Bravo is a skilled interviewer and elicits many touching comments from her subjects, including the grandmother-leaders of the movement. Other compelling footage includes the end of the trial and sentencing of the junta leaders (Videla and most of the other Generals got life imprisonment; Galtieri -- who launched the Falklands War -- inexplicably got only 15 years) and the final statements and sentencing in trials of two particularly notorious torturer- murderers: a police official and a prison guard. A surprisingly poignant moment in the film came during a speech delivered to a huge crowd by recent President Néstor Kirchner: he apologized for ignoring the issue of the disappeared during the previous 20 years of his political life.

It is hard to imagine that anyone but the most hardened reactionary could come away from this film without being touched. Nevertheless, as the film progressed, this reviewer experienced a rising sense of outrage at the filmmaker. Whatever Bravo's interior politics, her external posture is that of liberal political naiveté. Why (you may ask) were 30,000 people subjected to illegal arrest and imprisonment and -- many -- to the most brutal of tortures and deaths? As the bereaved are heard to say throughout: "for their unconventional ideas," "because they struggled for a better world" etc. etc. The words "socialism," "communism," "revolution" and the like are steadfastly avoided, as if using them would somehow taint or demean the victims, some of whom were not highly political. The filmmaker certainly could have found people qualified to speak about the ideologies and affiliations of the most political of the victims but she evidently believed this aspect of the "Dirty War" was best not talked about. Thus, the ideals held by many of these martyrs -- that for which they lived and died -- were not a subject fit for presentation in a film about their martyrdom!

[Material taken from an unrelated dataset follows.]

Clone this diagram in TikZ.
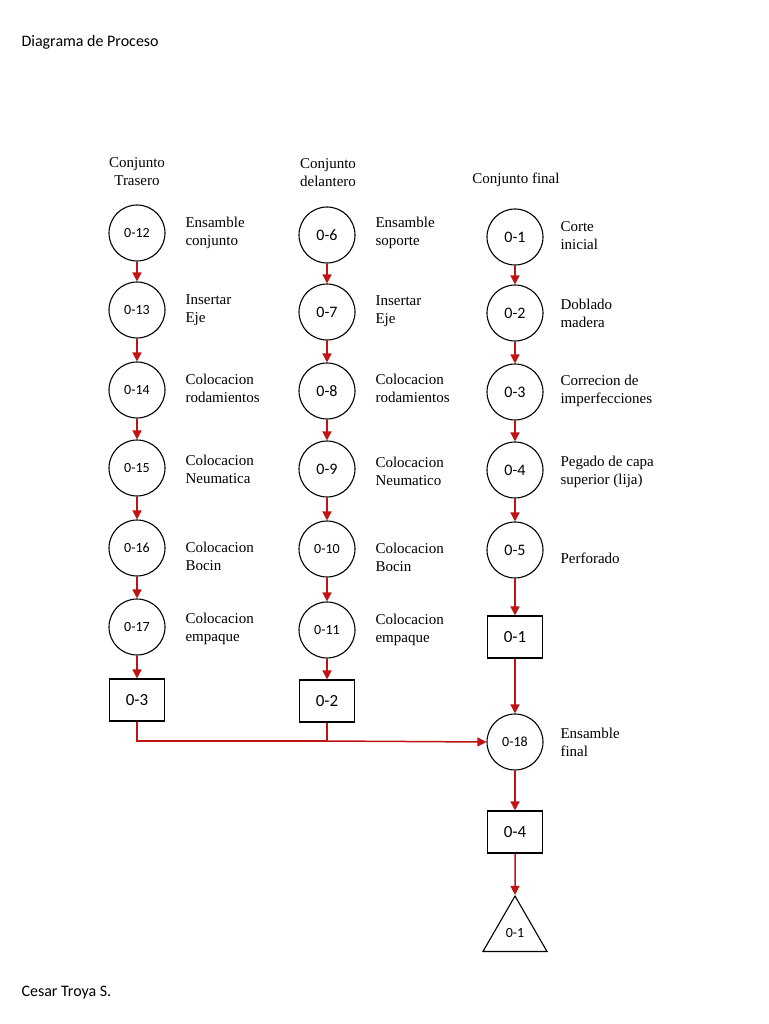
\documentclass[tikz,border=0pt]{standalone}
\usepackage{fontspec}
\setmainfont{Liberation Serif}
\newfontfamily\calfnt{Carlito}
\usetikzlibrary{shapes.geometric,arrows.meta}
\definecolor{ar}{RGB}{192,20,20}
\begin{document}
\begin{tikzpicture}[x=1pt,y=-1pt,
 op/.style={circle,draw,line width=1.1pt,minimum size=56pt,inner sep=0pt,font=\calfnt\fontsize{16}{16}\selectfont},
 ops/.style={op,font=\calfnt\fontsize{14}{14}\selectfont},
 bx/.style={draw,line width=1.1pt,minimum width=55pt,minimum height=42pt,font=\calfnt\fontsize{17}{17}\selectfont},
 tri/.style={draw,line width=1.1pt,regular polygon,regular polygon sides=3,minimum size=74pt,inner sep=0pt,font=\calfnt\fontsize{14}{14}\selectfont},
 lb/.style={anchor=west,align=left,font=\fontsize{15}{18}\selectfont},
 hd/.style={align=center,font=\fontsize{15}{18}\selectfont},
 ln/.style={draw=ar,line width=1.5pt},
 a/.style={ln,-{Triangle[length=9pt,width=9pt]}}]
\useasboundingbox (0,0) rectangle (768,1024);
\node[anchor=west,font=\calfnt\fontsize{16}{16}\selectfont] (t) at (18,42) {Diagrama de Proceso};
\node[anchor=west,font=\calfnt\fontsize{16}{16}\selectfont] (s) at (18,993) {Cesar Troya S.};
\node[hd] (h1) at (137,172) {Conjunto\\Trasero};
\node[hd] (h2) at (328,173) {Conjunto\\delantero};
\node[hd] (h3) at (516,180) {Conjunto final};
% col1
\node[ops] (c12) at (137,233) {0-12};
\node[ops] (c13) at (137,310) {0-13};
\node[ops] (c14) at (137,390) {0-14};
\node[ops] (c15) at (137,468) {0-15};
\node[ops] (c16) at (137,548) {0-16};
\node[ops] (c17) at (137,627) {0-17};
\node[bx] (b3) at (137,700) {0-3};
\node[lb] (l12) at (182,233) {Ensamble\\conjunto};
\node[lb] (l13) at (182,310) {Insertar\\Eje};
\node[lb] (l14) at (182,388) {Colocacion\\rodamientos};
\node[lb] (l15) at (182,469) {Colocacion\\Neumatica};
\node[lb] (l16) at (182,556) {Colocacion\\Bocin};
\node[lb] (l17) at (182,629) {Colocacion\\empaque};
% col2
\node[op] (c6) at (327,235) {0-6};
\node[op] (c7) at (327,312) {0-7};
\node[op] (c8) at (327,391) {0-8};
\node[op] (c9) at (327,469) {0-9};
\node[ops] (c10) at (327,549) {0-10};
\node[ops] (c11) at (327,630) {0-11};
\node[bx] (b2) at (327,701) {0-2};
\node[lb] (l6) at (372,233) {Ensamble\\soporte};
\node[lb] (l7) at (372,311) {Insertar\\Eje};
\node[lb] (l8) at (372,388) {Colocacion\\rodamientos};
\node[lb] (l9) at (372,471) {Colocacion\\Neumatico};
\node[lb] (l10) at (372,557) {Colocacion\\Bocin};
\node[lb] (l11) at (372,630) {Colocacion\\empaque};
% col3
\node[op] (c1) at (515,237) {0-1};
\node[op] (c2) at (515,313) {0-2};
\node[op] (c3) at (515,392) {0-3};
\node[op] (c4) at (515,470) {0-4};
\node[op] (c5) at (515,550) {0-5};
\node[bx] (b1) at (515,637) {0-1};
\node[ops] (c18) at (515,742) {0-18};
\node[bx] (b4) at (515,832) {0-4};
\node[tri] (tr) at (515,933) {0-1};
\node[lb] (l1) at (557,236) {Corte\\inicial};
\node[lb] (l2) at (557,313) {Doblado\\madera};
\node[lb] (l3) at (557,391) {Correcion de\\imperfecciones};
\node[lb] (l4) at (557,472) {Pegado de capa\\superior (lija)};
\node[lb] (l5) at (557,558) {Perforado};
\node[lb] (l18) at (557,742) {Ensamble\\final};
\foreach \p/\q in {c12/c13,c13/c14,c14/c15,c15/c16,c16/c17,c17/b3,c6/c7,c7/c8,c8/c9,c9/c10,c10/c11,c11/b2,c1/c2,c2/c3,c3/c4,c4/c5,c5/b1,b1/c18,c18/b4,b4/tr}
  \draw[a] (\p) -- (\q);
\coordinate (j) at (327,741);
\draw[ln] (b3.south) |- (j);
\draw[ln] (b2.south) -- (j);
\draw[a] (j) -- (c18.west);
\end{tikzpicture}
\end{document}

No socially-aware viewer can fail to notice that many of the victims had Jewish-sounding names. Several survivors describe jailers who were openly pro-Nazi. Anti-Jewish bigotry is nothing new in Argentina. For example, the massive government suppression of organized labor in Buenas Aires in 1919 was the occasion of an officially-sanctioned pogrom (the "Semana Tragica" -- Tragic Week). Toward the end of the film, several speakers, including the Grandmothers' leader, use the word "genocide" to describe the mass slaughter. What does this mean? Was the "Dirty War" intended to annihilate a specific ethnic group? No doubt many fascistic elements in the Argentine military and police were keen to kill Jews but the main purpose of the "Dirty War" was POLITICAL: the extermination of the LEFT. The erroneous use of the term "genocide" in the film only serves to obscure this fact.

In keeping with her pretended agnosticism of the political nature of the "Dirty War," Estela Bravo also does not bother to inform her audience of either of the following:

1. The Argentine "Dirty War" was but one component of "Operation Condor," the 1970s CIA- sponsored program of eradicating leftists carried out by SIX right-wing regimes in the "Southern Cone."

2. The film notes repeatedly that democratic rule was restored in Argentina in 1983. What caused that restoration? Although there was significant public opposition all during the rule of the Generals, the public turned against them massively and decisively only after their insane 1982 military adventure in the Falklands/Malvinas ended in ignominious defeat at the hands of British Imperialism.

Bravo's "Who Am I?" succeeds well enough within the self-imposed confines of an apolitical human-interest story combining tragedy and triumph. Those desiring political and historical enlightenment, however, will have to look elsewhere.